Hay verdades que si son mal expresadas se convierten en mentiras. Así como hay ficciones que tienen tal rango estético que se convierten en verdades. Es decir que hay verdades que no sólo son éticas, sino también estéticas. En el terreno que oscila lo social, lo político y la poesía, yo pensaría que es ideal tener un tipo de vigilancia, pero no una ignorancia de eso. En mi caso, la realidad aparece inevitablemente reflejada en mi obra porque la realidad me genera preocupaciones. El equilibrio se mantiene alejándose de los extremos. Hay una altísima poesía política, pero hay también poesía panfletaria, de puño cerrado, poesía radical. La idea es estar en medio de ambas.

¿Y cuando se carece de esa conciencia de la realidad? ¿Cuándo es realmente una decisión aislarse o aislar la realidad?

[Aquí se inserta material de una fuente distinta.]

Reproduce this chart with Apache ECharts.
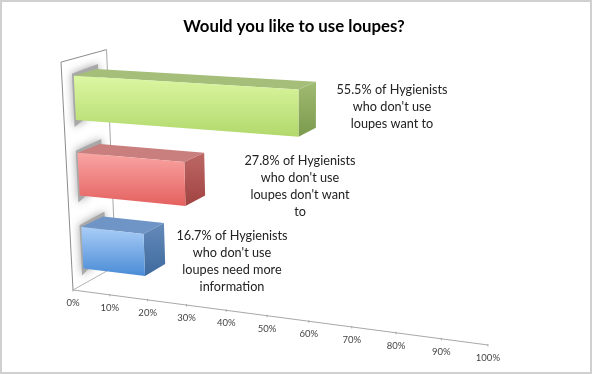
<!DOCTYPE html>
<html>
<head>
<meta charset="utf-8">
<style>
  html, body { margin: 0; padding: 0; background: #fff; }
  #chart { width: 592px; height: 374px; }
</style>
<script src="https://cdn.jsdelivr.net/npm/echarts@6/dist/echarts.min.js"></script>
</head>
<body>
<div id="chart"></div>
<script>
// chart data, top bar first
const categories = ['want', "don't want", 'need more information'];
const percentValues = [55.5, 27.8, 16.7];
const barLabels = [
  "55.5% of Hygienists\nwho don't use\nloupes want to",
  "27.8% of Hygienists\nwho don't use\nloupes don't want\nto",
  "16.7% of Hygienists\nwho don't use\nloupes need more\ninformation"
];
const tickValues = [0, 10, 20, 30, 40, 50, 60, 70, 80, 90, 100];
const tickLabels = ['0%', '10%', '20%', '30%', '40%', '50%', '60%', '70%', '80%', '90%', '100%'];

// bar colours: front top/bottom, top face, side top/bottom
const barColors = [
  { front: ['#dcf7a2', '#b2d86c'], top: '#a5bf7b', side: ['#a0bb72', '#7b9a4c'] },
  { front: ['#f9a5a3', '#e4615f'], top: '#c97f7e', side: ['#bd6866', '#a04341'] },
  { front: ['#a9cdf7', '#4a8bd6'], top: '#6f95c6', side: ['#648ab9', '#3f6a9e'] }
];

// the flat grid is only used as the scale, its pixels get projected to the 3d view below
const GRID = { left: 0, top: 0, width: 100, height: 100 };
const BAR_DEPTH = [0.25, 0.75];
// label centres, the wrapped boxes were placed by hand in the original
const LABEL_X = [392, 300, 232];
const LABEL_Y = [107, 186, 261];

// perspective projection, u = value 0..1, h = wall height 0..1, d = depth 0..1
function project(u, h, d) {
  const w = 1 - 0.122 * u - 0.0502 * h + 0.056 * d;
  return [
    (73 + 355.4 * u - 15.06 * h + 49.2 * d) / w,
    (290 + 12.9 * u - 231 * h - 9.1 * d) / w
  ];
}

const toU = px => (px - GRID.left) / GRID.width;
const toH = py => 1 - (py - GRID.top) / GRID.height;

function face(points, fill, extra) {
  return {
    type: 'polygon',
    silent: true,
    shape: { points: points },
    style: Object.assign({ fill: fill, stroke: null }, extra || {})
  };
}

function vGrad(colors) {
  return new echarts.graphic.LinearGradient(0, 0, 0, 1, [
    { offset: 0, color: colors[0] },
    { offset: 1, color: colors[1] }
  ]);
}

function renderBar(params, api) {
  const i = params.dataIndex;
  const end = api.coord([api.value(0), i]);
  const band = api.size([0, 1])[1] * 0.57;
  const u = toU(end[0]);
  const h0 = toH(end[1] + band / 2);
  const h1 = toH(end[1] - band / 2);
  const d0 = BAR_DEPTH[0];
  const d1 = BAR_DEPTH[1];
  const c = barColors[i];

  return {
    type: 'group',
    children: [
      // blurry shadow on the wall
      face([
        project(-0.002, h0 - 0.03, d0 - 0.02),
        project(-0.002, h1 + 0.01, d0 - 0.02),
        project(0, h1 + 0.02, d1 + 0.04),
        project(0, h0 + 0.02, d1 + 0.04)
      ], '#a8a8a8', { shadowBlur: 9, shadowColor: '#a0a0a0' }),
      face([project(0, h1, d0), project(u, h1, d0), project(u, h1, d1), project(0, h1, d1)], c.top),
      face([project(u, h1, d0), project(u, h1, d1), project(u, h0, d1), project(u, h0, d0)], vGrad(c.side)),
      face([project(0, h1, d0), project(u, h1, d0), project(u, h0, d0), project(0, h0, d0)], vGrad(c.front)),
      {
        type: 'text',
        silent: true,
        style: {
          x: LABEL_X[i],
          y: LABEL_Y[i],
          text: barLabels[i],
          align: 'center',
          verticalAlign: 'middle',
          fontFamily: 'Lato',
          fontSize: 12.7,
          lineHeight: 17,
          fill: '#222222'
        }
      }
    ]
  };
}

function renderWall() {
  const line = (a, b, color) => ({
    type: 'line',
    silent: true,
    shape: { x1: a[0], y1: a[1], x2: b[0], y2: b[1] },
    style: { stroke: color, lineWidth: 1 }
  });
  return {
    type: 'group',
    children: [
      line(project(0, 0, 0), project(0, 1, 0), '#8c8c8c'),
      line(project(0, 1, 0), project(0, 1, 1), '#8c8c8c'),
      line(project(0, 1, 1), project(0, 0, 1), '#a8a8a8'),
      line(project(0, 0, 0), project(0, 0, 1), '#b4b4b4')
    ]
  };
}

function renderTick(params, api) {
  const u = toU(api.coord([api.value(0), 0])[0]);
  const p = project(u, 0, 0);
  const children = [{
    type: 'line',
    silent: true,
    shape: { x1: p[0], y1: p[1] - 1, x2: p[0], y2: p[1] + 1.5 },
    style: { stroke: '#a8a8a8', lineWidth: 1 }
  }, {
    type: 'text',
    silent: true,
    style: {
      x: p[0],
      y: p[1] + 13,
      text: tickLabels[params.dataIndex],
      align: 'center',
      verticalAlign: 'middle',
      fontFamily: 'Lato',
      fontSize: 9.5,
      fill: '#444444'
    }
  }];
  if (params.dataIndex === 0) {
    const last = project(1, 0, 0);
    children.unshift({
      type: 'line',
      silent: true,
      shape: { x1: p[0], y1: p[1], x2: last[0], y2: last[1] },
      style: { stroke: '#a8a8a8', lineWidth: 1 }
    });
  }
  return { type: 'group', children: children };
}

const chart = echarts.init(document.getElementById('chart'));

chart.setOption({
  backgroundColor: '#ffffff',
  animation: false,
  title: {
    text: 'Would you like to use loupes?',
    left: 289,
    textAlign: 'center',
    top: 13,
    textStyle: { fontFamily: 'Lato', fontWeight: 'bold', fontSize: 16.8, color: '#000000' }
  },
  grid: GRID,
  xAxis: { type: 'value', min: 0, max: 100, interval: 10, show: false },
  yAxis: { type: 'category', data: categories, inverse: true, show: false },
  graphic: [{
    type: 'rect',
    silent: true,
    shape: { x: 1, y: 1, width: 590, height: 372 },
    style: { fill: null, stroke: '#d0d0d0', lineWidth: 2 }
  }],
  series: [
    { type: 'custom', coordinateSystem: 'cartesian2d', renderItem: renderWall, data: [[0, 0]], clip: false, z: 1 },
    { type: 'custom', coordinateSystem: 'cartesian2d', renderItem: renderTick, data: tickValues.map(v => [v, 0]), clip: false, z: 2 },
    { type: 'custom', coordinateSystem: 'cartesian2d', renderItem: renderBar, data: percentValues.map((v, i) => [v, i]), clip: false, z: 3 }
  ]
});
</script>
</body>
</html>
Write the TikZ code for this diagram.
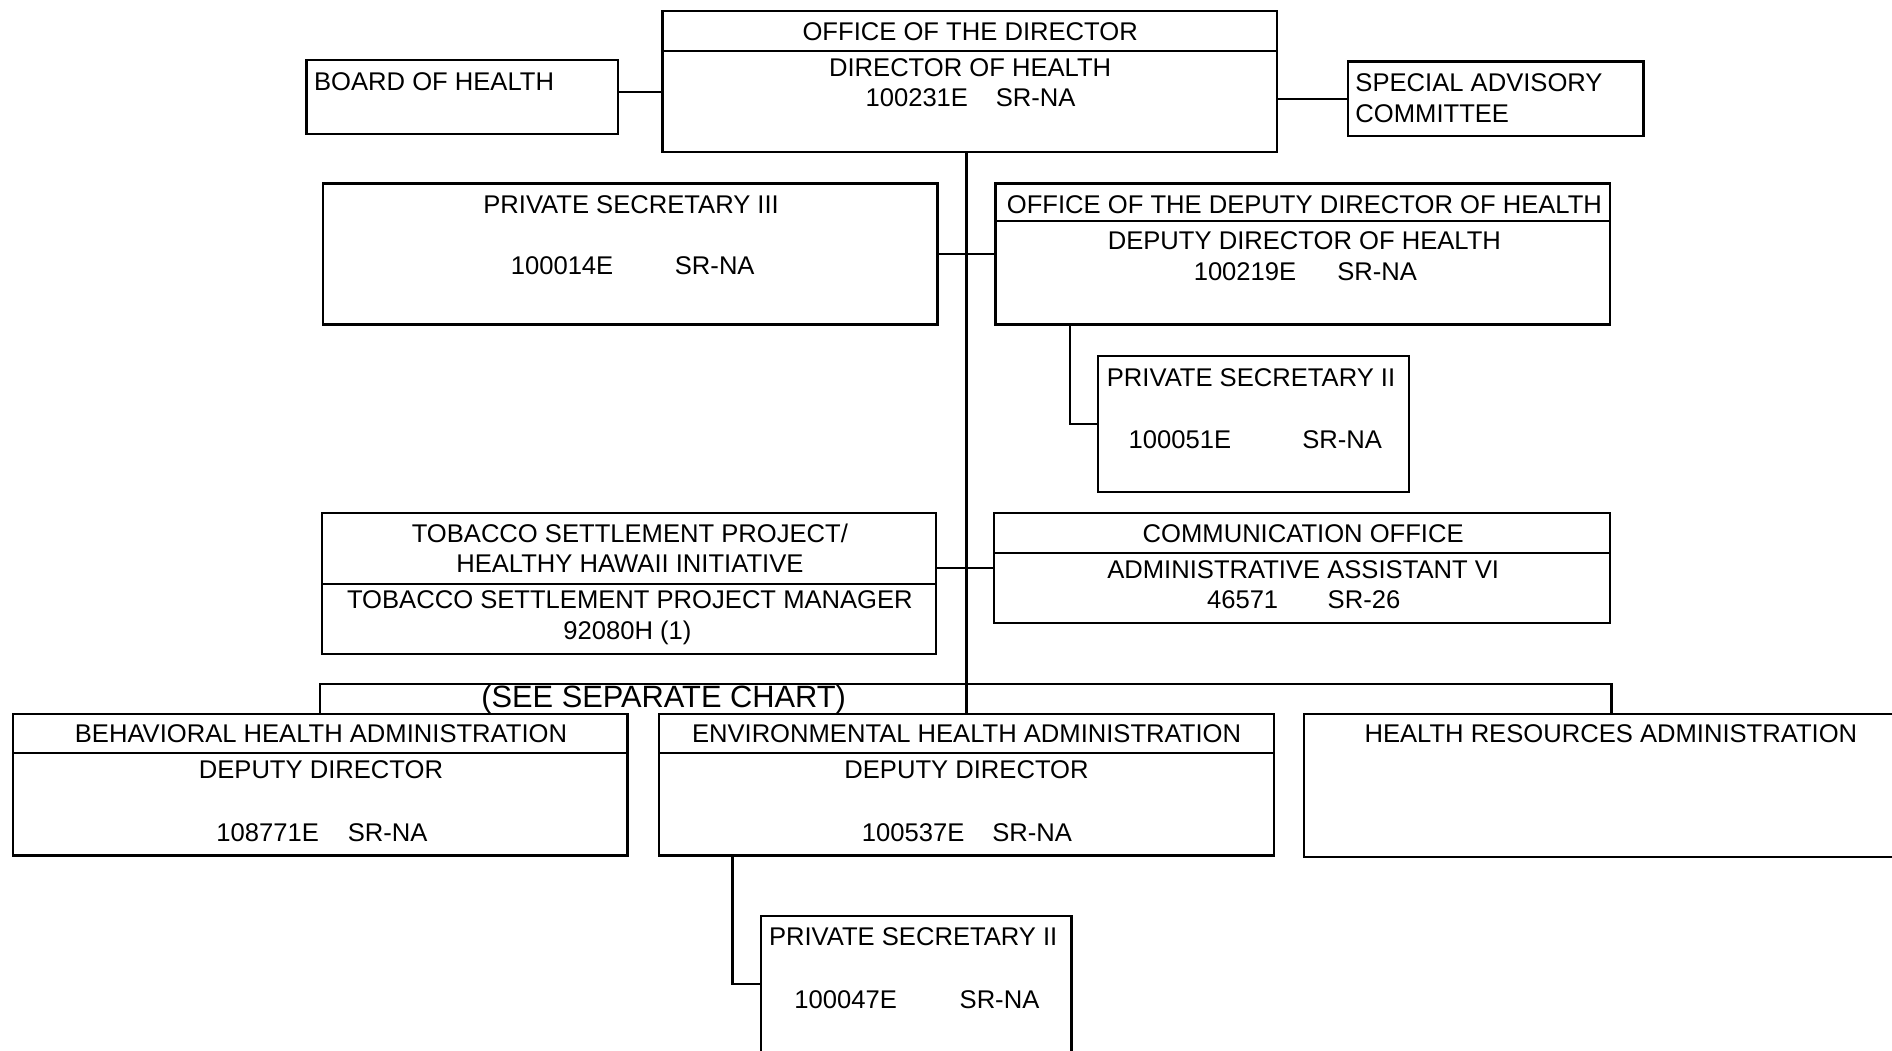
\documentclass[tikz,border=0pt]{standalone}
\usepackage{fontspec}
\setmainfont{Liberation Sans}
\newcommand\pxu{0.6033pt}
\begin{document}
\begin{tikzpicture}[x=0.6033pt, y=-0.6033pt,
  box/.style={draw, line width=1.1pt, inner sep=0pt, outer sep=0pt, anchor=north west},
  wire/.style={line width=1.1pt},
  txt/.style={inner sep=0pt, anchor=base, yshift=-4.58pt, font=\fontsize{12.8}{15}\selectfont},
  txtl/.style={txt, anchor=base west},
  big/.style={inner sep=0pt, anchor=base, yshift=-5.5pt, font=\fontsize{15.4}{18}\selectfont}]
\useasboundingbox (0,0) rectangle (1568,871);

% boxes
\node[box, minimum width=509*\pxu, minimum height=117*\pxu] (dir)   at (549,9)   {};
\node[box, minimum width=258*\pxu, minimum height=61*\pxu]  (board) at (254,50)  {};
\node[box, minimum width=245*\pxu, minimum height=62*\pxu]  (spec)  at (1117,51) {};
\node[box, minimum width=509*\pxu, minimum height=117*\pxu] (ps3)   at (268,152) {};
\node[box, minimum width=509*\pxu, minimum height=117*\pxu] (dep)   at (825,152) {};
\node[box, minimum width=258*\pxu, minimum height=113*\pxu] (ps2a)  at (910,295) {};
\node[box, minimum width=509*\pxu, minimum height=117*\pxu] (tob)   at (267,425) {};
\node[box, minimum width=510*\pxu, minimum height=91*\pxu]  (comm)  at (824,425) {};
\node[box, minimum width=509*\pxu, minimum height=117*\pxu] (beh)   at (11,592)  {};
\node[box, minimum width=510*\pxu, minimum height=117*\pxu] (env)   at (546,592) {};
\node[box, minimum width=509*\pxu, minimum height=118*\pxu] (hr)    at (1081,592) {};
\node[box, minimum width=257*\pxu, minimum height=113*\pxu] (ps2b)  at (631,759) {};

% title dividers
\draw[wire] (dir.north west)  ++(0,33) -- ++(509,0);
\draw[wire] (dep.north west)  ++(0,31) -- ++(509,0);
\draw[wire] (tob.north west)  ++(0,59) -- ++(509,0);
\draw[wire] (comm.north west) ++(0,33) -- ++(510,0);
\draw[wire] (beh.north west)  ++(0,32) -- ++(509,0);
\draw[wire] (env.north west)  ++(0,32) -- ++(510,0);

% texts
\node[txt]  (d1) at (804,26) {OFFICE OF THE DIRECTOR};
\node[txt]  (d2) at (804,56) {DIRECTOR OF HEALTH};
\node[txtl] (d3) at (717,81) {100231E};
\node[txtl] (d4) at (825,81) {SR-NA};

\node[txtl] (b1) at (260,67) {BOARD OF HEALTH};
\node[txtl] (s1) at (1123,68) {SPECIAL ADVISORY};
\node[txtl] (s2) at (1123,94) {COMMITTEE};

\node[txt]  (p1) at (523,169) {PRIVATE SECRETARY III};
\node[txtl] (p2) at (423,220) {100014E};
\node[txtl] (p3) at (559,220) {SR-NA};

\node[txt]  (e1) at (1081,169) {OFFICE OF THE DEPUTY DIRECTOR OF HEALTH};
\node[txt]  (e2) at (1081,199) {DEPUTY DIRECTOR OF HEALTH};
\node[txtl] (e3) at (989,225) {100219E};
\node[txtl] (e4) at (1108,225) {SR-NA};

\node[txtl] (q1) at (917,313) {PRIVATE SECRETARY II};
\node[txtl] (q2) at (935,364) {100051E};
\node[txtl] (q3) at (1079,364) {SR-NA};

\node[txt]  (t1) at (522,442) {TOBACCO SETTLEMENT PROJECT/};
\node[txt]  (t2) at (522,467) {HEALTHY HAWAII INITIATIVE};
\node[txt]  (t3) at (522,497) {TOBACCO SETTLEMENT PROJECT MANAGER};
\node[txt]  (t4) at (520,522) {92080H (1)};

\node[txt]  (c1) at (1080,442) {COMMUNICATION OFFICE};
\node[txt]  (c2) at (1080,472) {ADMINISTRATIVE ASSISTANT VI};
\node[txtl] (c3) at (1000,497) {46571};
\node[txtl] (c4) at (1100,497) {SR-26};

\node[big]  (sep) at (550,577) {(SEE SEPARATE CHART)};

\node[txt]  (h1) at (266,608) {BEHAVIORAL HEALTH ADMINISTRATION};
\node[txt]  (h2) at (266,638) {DEPUTY DIRECTOR};
\node[txtl] (h3) at (179,690) {108771E};
\node[txtl] (h4) at (288,690) {SR-NA};

\node[txt]  (v1) at (801,608) {ENVIRONMENTAL HEALTH ADMINISTRATION};
\node[txt]  (v2) at (801,638) {DEPUTY DIRECTOR};
\node[txtl] (v3) at (714,690) {100537E};
\node[txtl] (v4) at (822,690) {SR-NA};

\node[txt]  (r1) at (1335,608) {HEALTH RESOURCES ADMINISTRATION};

\node[txtl] (w1) at (637,776) {PRIVATE SECRETARY II};
\node[txtl] (w2) at (658,828) {100047E};
\node[txtl] (w3) at (795,828) {SR-NA};

% connectors
\draw[wire] (board.east |- 0,76) -- (dir.west |- 0,76);
\draw[wire] (spec.west) -- (spec.west -| dir.east);
\draw[wire] (dir.south -| env.north) -- (env.north);
\draw[wire] (ps3.east) -- (dep.west);
\draw[wire] (dep.south west) ++(62,0) |- (ps2a.west);
\draw[wire] (comm.west) -- (comm.west -| tob.east);
\draw[wire] (beh.north) -- ++(0,-25) -| (hr.north);
\draw[wire] (env.south west) ++(61,0) |- (ps2b.west);
\end{tikzpicture}
\end{document}
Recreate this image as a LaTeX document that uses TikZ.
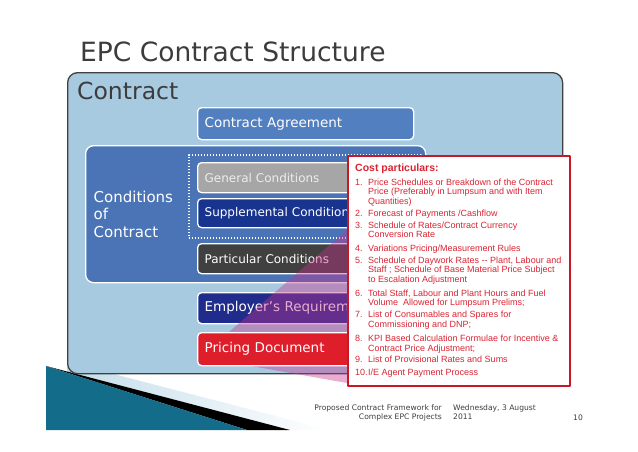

No hay un deber ser. Por muchos caminos se llega a hacer una obra importante. Hay poetas que son refractarios, remisos a que la realidad aparezca en sus trabajos. Y si construyen una obra importante así, no me parece para nada desdeñable que no se hayan ocupado de lo social, y viceversa. Yo no condeno ni lo uno ni lo otro. Se trata del mismo equilibrio de la pregunta anterior.

Algunos poetas, escritores, como Lucía Estrada, Gonzalo Rojas o Germán Espinosa han elogiado alguna vez su honestidad en el campo de la literatura. ¿Cómo es posible ser honesto cuando se escribe?

Tiene que ver con que la traducción que se hace de uno mismo, que aunque toca el artificio, porque el arte también tiene artificio, no traicione lo que se piensa. Es decir, yo no me atrevo a hacer afirmaciones en mi poesía que no sienta realmente. También tiene que ver con algo muy importante, que olvidamos mucho los intelectuales colombianos, y es decir lo que se piensa y no lo que nos conviene. Es recomendable alejarnos de decir lo que nos conviene, porque nos acerca al arribismo, y se debe saber que un arribista no tiene amigos, sino peldaños. La honestidad no es necesariamente una categoría estética, pero sí es fundamental cuando se trata de crear una obra.

¿A cuál de sus libros le guarda más afecto?

En general, no soy complaciente, ni me siento satisfecho. Lo mío sigue siendo la tarea de un aprendiz, no me creo la de idea de ser un gran maestro. Pero sí hay dos libros a los que le tengo un cariño especial: ‘Las hipótesis de nadie’ y ‘Temporada de estatuas’.

¿Un diagnóstico de la literatura colombiana?

Lo mejor de la literatura colombiana se da en tres géneros que particularmente no publican las editoriales, que son la poesía, el ensayo y el cuento. Pienso que allí es donde está lo mejor de las letras colombianas, muy por encima de lo que sucede con la novela.

Hay una relación suya muy profunda con la cultura Mexicana. En otra entrevista usted decía que Colombia podía identificarse mucho más con México que con sus vecinos venezolanos, peruanos, ecuatorianos. Decía usted  que cuando se viaja a México muchas veces se siente estar regresando a Colombia. ¿Qué encuentra usted?

Lo más interesante de México es la cultura popular. Todo lo que pasa allá por lo popular es de un rango estético muy alto. Uno siempre tiene una visión legendaria, mítica de México, y no sólo del país contemporáneo, sino de la época prehispánica. Aquellos poetas aztecas, náhuatl hicieron unas reflexiones extraordinarias sobre la vida y la muerte.

Yo creo que los mexicanos sienten lo mismo alrededor de la cultura colombiana. Hay un gran parecido en nuestros pueblos. Inclusive ahora que padecen una violencia tan aterradora, se sienten hermanados en la violencia que nosotros hemos padecido. Es como si la hubieran heredado.

Juan Manuel, se ha dicho que usted es un poeta colombiano de Comala ¿Estaría de acuerdo?

Pues qué más me gustaría a mí que pertenecer a un poblado imaginario, frente a estos momentos de mezquindades, de infamias, de insidias… preferiría pertenecer a ese reino un tanto fantasmal. Aún más si ese reino está contado desde su fundación por alguien como Juan Rulfo, porque sí me interesa mucho la manera en que Rulfo escribe, el ascetismo de su lenguaje, la carga poética de su lenguaje.

Ya quisiera ser yo ciudadano de Comala. Inclusive lo preferiría a ser ciudadano de Macondo.

Roca observó su reloj. Era mediodía. Alguien lo esperaba para ir a almorzar. El tiempo de conversación había terminado, y ambos nos levantamos de la mesa. Volví a disculparme, a excusar la falta de rigurosidad, de respeto incluso. Juan Manuel sonrió otra vez, y volvió decirme que no me preocupara. Advertí esa misma amabilidad en sus ojos. Nos despedimos. Recordé otra vez aquella frase de Francisco Umbral: “El que lo piensa todo primero, no escribe nada después”. Por poco no escribí nunca esta entrevista.